My mother grew up in Hotwells and I’ve seen how much Hotwells and the Harbourside has changed from when I used to go to the Three Tuns pub every Tuesday and Friday when I was 17 and 18. It was just a little pub in the middle of derelict land and now I go to it and it’s surrounded by buildings.
It’s not as simple as to say that’s “good” or “bad”. I’ve been in the social housing flats. A double bedroom means you can get a double bed in a room – no furniture, nothing else, you crawl into the bed from the bottom. I’ve also known people who’ve had penthouse apartments – huge huge flats. You could fit three of the social flats into one of those. And it’s so unfair! They’re all nestled up against each other and none of them have any outside space.
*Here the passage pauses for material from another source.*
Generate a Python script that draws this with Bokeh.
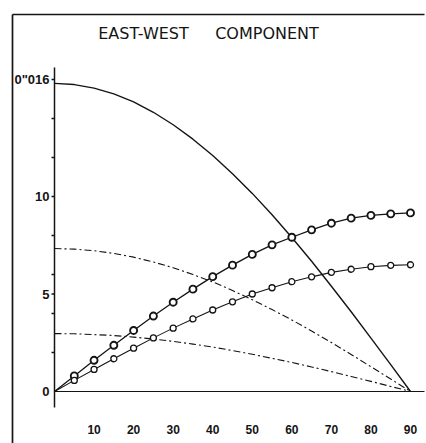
import numpy as np
from bokeh.plotting import figure
from bokeh.models import Range1d
from bokeh.core.properties import value
from bokeh.embed import file_html
from bokeh.resources import INLINE

# ---------------- data ----------------
angle = [0, 5, 10, 15, 20, 25, 30, 35, 40, 45, 50, 55, 60, 65, 70, 75, 80, 85, 90]
solid_curve = [15.8, 15.74, 15.56, 15.26, 14.85, 14.32, 13.68, 12.94, 12.1, 11.17,
               10.16, 9.06, 7.9, 6.68, 5.4, 4.09, 2.74, 1.38, 0.0]
dashdot_high = [7.33, 7.30, 7.22, 7.08, 6.89, 6.64, 6.35, 6.0, 5.62, 5.18,
                4.71, 4.2, 3.67, 3.1, 2.51, 1.9, 1.27, 0.64, 0.0]
dashdot_low = [2.97, 2.96, 2.92, 2.87, 2.79, 2.69, 2.57, 2.43, 2.28, 2.1,
               1.91, 1.7, 1.49, 1.26, 1.02, 0.77, 0.52, 0.26, 0.0]
circles_high = [0.0, 0.8, 1.6, 2.37, 3.13, 3.87, 4.58, 5.25, 5.89, 6.48,
                7.03, 7.52, 7.91, 8.29, 8.63, 8.89, 9.03, 9.11, 9.16]
circles_low = [0.0, 0.57, 1.13, 1.68, 2.22, 2.75, 3.25, 3.72, 4.18, 4.6,
               5.0, 5.32, 5.63, 5.88, 6.11, 6.27, 6.4, 6.47, 6.5]

x_tick_values = [10, 20, 30, 40, 50, 60, 70, 80, 90]
x_tick_labels = ["10", "20", "30", "40", "50", "60", "70", "80", "90"]
y_tick_marks = [2, 4, 5, 6, 8, 10, 12, 14, 16]
y_label_values = [0, 5, 10, 16]
y_label_texts = ["0", "5", "10", '0"016']
title_parts = ["EAST-WEST", "COMPONENT"]

# ---------------- layout (canvas pixels) ----------------
W, H = 426, 443
X0 = 54.0            # canvas x of angle 0
KX = 356.0 / 90.0    # px per degree
Y0 = 391.0           # canvas y of value 0
KY = 19.5            # px per unit


def dx(px):
    return (px - X0) / KX


def dy(py):
    return (Y0 - py) / KY


p = figure(width=W, height=H, title=None,
           x_range=Range1d(dx(0), dx(W)), y_range=Range1d(dy(H), dy(0)),
           output_backend="svg", toolbar_location=None,
           x_axis_location=None, y_axis_location=None, min_border=0,
           background_fill_color="white", border_fill_color="white",
           outline_line_color=None)
p.grid.grid_line_color = None

INK = "#141414"

# frame border (left and top)
p.segment(x0=[dx(12), dx(12)], y0=[dy(H), dy(14)],
          x1=[dx(12), dx(W - 2)], y1=[dy(14), dy(14)],
          line_color=INK, line_width=1.7)

# title
p.text(x=[dx(143), dx(266.5)], y=[dy(33), dy(33)], text=title_parts,
       text_align="center", text_baseline="alphabetic",
       text_font=value("DejaVu Sans"), text_font_size="16px", text_color=INK)

# axes
p.line(x=[0, 0], y=[dy(67), dy(407)], line_color=INK, line_width=1.5)
p.line(x=[0, dx(W - 2)], y=[0, 0], line_color=INK, line_width=1.2)
p.ray(x=[0] * len(y_tick_marks), y=y_tick_marks, length=3, length_units="screen",
      angle=np.pi, line_color=INK, line_width=1.3)

p.text(x=[0] * len(y_label_values), y=y_label_values, text=y_label_texts,
       x_offset=-5, text_align="right", text_baseline="middle",
       text_font=value("Liberation Sans"), text_font_style="bold",
       text_font_size="13px", text_color=INK)
p.text(x=x_tick_values, y=[0] * len(x_tick_values), text=x_tick_labels,
       y_offset=38, text_align="center", text_baseline="middle",
       text_font=value("Liberation Sans"), text_font_style="bold",
       text_font_size="12px", text_color=INK)

# curves
p.line(angle, solid_curve, line_color=INK, line_width=1.4)
p.line(angle, dashdot_high, line_color=INK, line_width=1.1, line_dash="7 3 2 3")
p.line(angle, dashdot_low, line_color=INK, line_width=1.1, line_dash="7 3 2 3")
p.line(angle, circles_high, line_color=INK, line_width=1.3)
p.line(angle, circles_low, line_color=INK, line_width=1.1)
p.scatter(angle[1:], circles_high[1:], marker="circle", size=7,
          line_color=INK, line_width=1.9, fill_color="white")
p.scatter(angle[1:], circles_low[1:], marker="circle", size=6,
          line_color=INK, line_width=1.3, fill_color="white")

open("out.html", "w").write(file_html(p, INLINE))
The huge differences in quality of life for those people, nestling in the same bit of town. So many of those buildings still aren’t fully occupied, there’s empty houses there and all these empty office buildings too.
I remember going on a boat trip when I was about 14, so we’re talking early to mid-90s. We went in front of the Lloyds building and I was told how these buildings we are looking at are empty office buildings but they were still building more because it was more valuable to keep building more office buildings! I remember thinking “how does that make any sense?” And that’s before you even take into account how many people needed a home, especially in the early 90s when we were coming out of the recession then too.
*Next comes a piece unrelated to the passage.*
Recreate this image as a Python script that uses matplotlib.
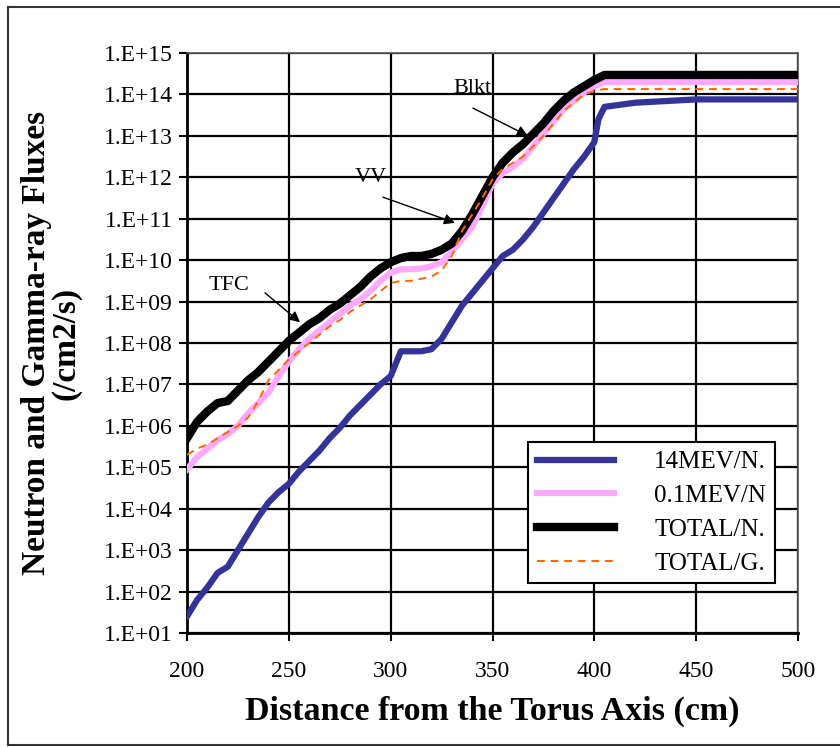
import numpy as np
import matplotlib
matplotlib.use("Agg")
import matplotlib.pyplot as plt
from matplotlib.ticker import FixedLocator, FuncFormatter
from matplotlib.lines import Line2D

plt.rcParams['font.family'] = ['Liberation Serif', 'DejaVu Serif']

# distance from torus axis (cm) and log10 of flux
x_blue = [200, 205, 210, 215, 220, 225, 230, 235, 240, 245, 250, 255, 260, 265, 270,
          275, 280, 285, 290, 295, 300, 305, 310, 315, 320, 325, 330, 335, 340, 345,
          350, 355, 360, 365, 370, 375, 380, 385, 390, 395, 400, 402, 405, 420, 450, 500]
lg_14mev = [1.4, 1.8, 2.1, 2.45, 2.6, 3.0, 3.4, 3.8, 4.15, 4.4, 4.6, 4.9, 5.15, 5.4, 5.7,
            5.95, 6.25, 6.5, 6.75, 7.0, 7.2, 7.8, 7.8, 7.8, 7.85, 8.1, 8.5, 8.9, 9.2, 9.5,
            9.8, 10.1, 10.25, 10.5, 10.8, 11.15, 11.5, 11.85, 12.2, 12.5, 12.85, 13.4, 13.7, 13.8, 13.88, 13.88]

x_tot = [200, 205, 210, 215, 220, 225, 230, 235, 240, 245, 250, 255, 260, 265, 270,
         275, 280, 285, 290, 295, 300, 305, 310, 315, 320, 325, 330, 335, 340, 345,
         350, 355, 360, 365, 370, 375, 380, 385, 390, 395, 400, 405, 500]
lg_total_n = [5.7, 6.1, 6.35, 6.55, 6.6, 6.85, 7.1, 7.3, 7.55, 7.8, 8.05, 8.25, 8.45, 8.6, 8.8,
              8.95, 9.15, 9.35, 9.6, 9.8, 9.95, 10.05, 10.1, 10.1, 10.15, 10.25, 10.4, 10.7, 11.1, 11.55,
              12.0, 12.35, 12.6, 12.8, 13.05, 13.3, 13.6, 13.85, 14.05, 14.2, 14.35, 14.47, 14.47]
lg_01mev = [4.95, 5.25, 5.45, 5.65, 5.8, 6.0, 6.3, 6.55, 6.8, 7.2, 7.55, 7.85, 8.1, 8.3, 8.5,
            8.7, 8.9, 9.05, 9.25, 9.5, 9.7, 9.78, 9.78, 9.8, 9.85, 9.95, 10.2, 10.5, 10.8, 11.3,
            11.85, 12.1, 12.25, 12.45, 12.75, 13.05, 13.35, 13.65, 13.85, 14.05, 14.2, 14.3, 14.3]
lg_total_g = [5.3, 5.45, 5.55, 5.7, 5.85, 6.0, 6.2, 6.6, 7.1, 7.35, 7.6, 7.8, 8.0, 8.2, 8.4,
              8.55, 8.75, 8.9, 9.05, 9.25, 9.45, 9.5, 9.5, 9.55, 9.6, 9.75, 10.1, 10.7, 11.1, 11.5,
              11.95, 12.2, 12.35, 12.5, 12.75, 13.0, 13.3, 13.6, 13.8, 14.0, 14.08, 14.13, 14.13]

x_ticks = [200, 250, 300, 350, 400, 450, 500]
y_exps = list(range(1, 16))

# region labels: (text, label x, label log10, tail x, tail log10, head x, head log10)
notes = [
    ('TFC', 220.6, 9.4, 238.3, 9.21, 255.5, 8.5),
    ('VV', 290.3, 12.0, 296.2, 11.52, 331.6, 10.9),
    ('Blkt', 340.0, 14.15, 340.4, 13.67, 367.4, 13.0),
]

fig = plt.figure(figsize=(8.4, 7.47), dpi=100)
ax = fig.add_axes([187/840, 1-633/747, 611/840, 580/747])

ax.plot(x_blue, 10.0**np.array(lg_14mev), color='#333399', lw=4.5, label='14MEV/N.', zorder=3)
ax.plot(x_tot, 10.0**np.array(lg_01mev), color='#FFA8FF', lw=4.5, label='0.1MEV/N', zorder=3)
ax.plot(x_tot, 10.0**np.array(lg_total_n), color='black', lw=6, label='TOTAL/N.', zorder=4)
ax.plot(x_tot, 10.0**np.array(lg_total_g), color='#FF6600', lw=1.4, ls=(0, (4, 3)),
        label='TOTAL/G.', zorder=5)

ax.set_yscale('log')
ax.set_xlim(200, 500)
ax.set_ylim(10, 1e15)
ax.xaxis.set_major_locator(FixedLocator(x_ticks))
ax.yaxis.set_major_locator(FixedLocator([10.0**e for e in y_exps]))
ax.yaxis.set_minor_locator(FixedLocator([]))
ax.yaxis.set_major_formatter(FuncFormatter(lambda v, p: "1.E+%02d" % int(round(np.log10(v)))))
ax.tick_params(axis='both', labelsize=17, direction='out', length=6, width=1.5, colors='black')
ax.tick_params(axis='x', pad=14)
ax.tick_params(axis='y', pad=4)
ax.grid(True, color='black', lw=1.6)
for s in ax.spines.values():
    s.set_color('#555555')
    s.set_linewidth(1.2)
ax.spines['left'].set_color('black')
ax.spines['bottom'].set_color('black')
ax.spines['left'].set_linewidth(2)
ax.spines['bottom'].set_linewidth(2)

ax.set_xlabel("Distance from the Torus Axis (cm)", fontsize=24.5, fontweight='bold', labelpad=10)
ax.set_ylabel("Neutron and Gamma-ray Fluxes\n(/cm2/s)", fontsize=24, fontweight='bold',
              labelpad=16, linespacing=0.95)

for txt, tx, ty, ax0, ay0, hx, hy in notes:
    ax.text(tx, 10**ty, txt, fontsize=16, ha='center', va='center', zorder=6)
    ax.annotate('', xy=(hx, 10**hy), xytext=(ax0, 10**ay0),
                arrowprops=dict(arrowstyle='-|>', color='black', lw=1.0,
                                mutation_scale=16, shrinkA=0, shrinkB=0), zorder=6)

leg = ax.legend(loc='upper left', bbox_to_anchor=((528-187)/611, (633-442)/580),
                fontsize=18, frameon=True, fancybox=False, framealpha=1,
                edgecolor='black', handlelength=3.1, handletextpad=1.6,
                labelspacing=0.45, borderpad=0.35, borderaxespad=0)
leg.get_frame().set_linewidth(1.5)
leg.set_zorder(10)
for t in leg.get_texts():
    t.set_ha('right')
leg._legend_box.align = 'right'

# outer frame of the picture
fig.add_artist(Line2D([8/840, 8/840], [2/747, 740/747], color='#333333', lw=1.5))
fig.add_artist(Line2D([8/840, 1.0], [740/747, 740/747], color='#333333', lw=1.5))
fig.add_artist(Line2D([8/840, 1.0], [2/747, 2/747], color='#333333', lw=1.5))

fig.savefig('out.png', dpi=100)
My family had quite a hard time during the 90s recession. My dad hurt his back and also left Rolls Royce for ethical reasons, so we were really really poor when I was child. And seeing all these people who didn’t have anywhere to live and seeing all these office buildings built and everyone been quite honest about the fact that they were not occupied, they were empty, but that was the “best financial option”. It was wrong. 20 years later, we’re still making that same mistake. When will we learn?
What other challenges are there locally and nationally?
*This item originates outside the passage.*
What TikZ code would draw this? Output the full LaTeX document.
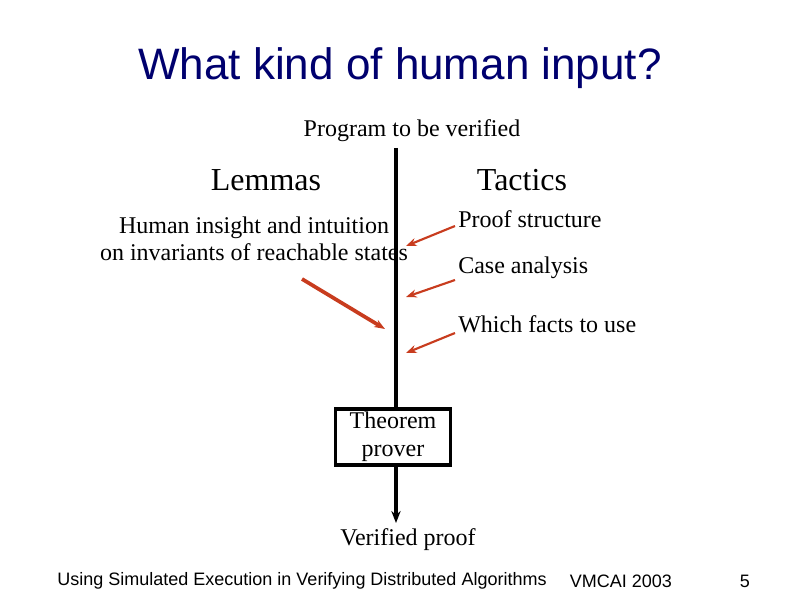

The obvious one is re-enfranchising those who are disenfranchised – getting people to come out to vote where they think there’s no point. This time around, there IS a huge amount of point because it is probably going to be a hung parliament and therefore every vote counts, especially in Bristol West! It’s a close-run thing. You can vote for your principles and vote for a Green MP and probably get one. Making a connection with people who haven’t voted for a long time is really important and getting them to vote – even if they don’t vote in the way that I agree with. As long as they don’t vote, nobody will listen to them and they’ll never ever get any help. That’s why the people who vote in a certain way – largely right-wing, more vocal – the anti-immigration voices are getting more air time because those people ARE voting. They aren’t actually the more popular voice, but they’re the loudest one. We need to change that. In Cabot, that’s a huge issue because there are a lot of disenfranchised voices.
If you were Mayor for the day, what single thing would you do?
I would make sure that no one in the council was paid more than 10 times the salary of the lowest paid.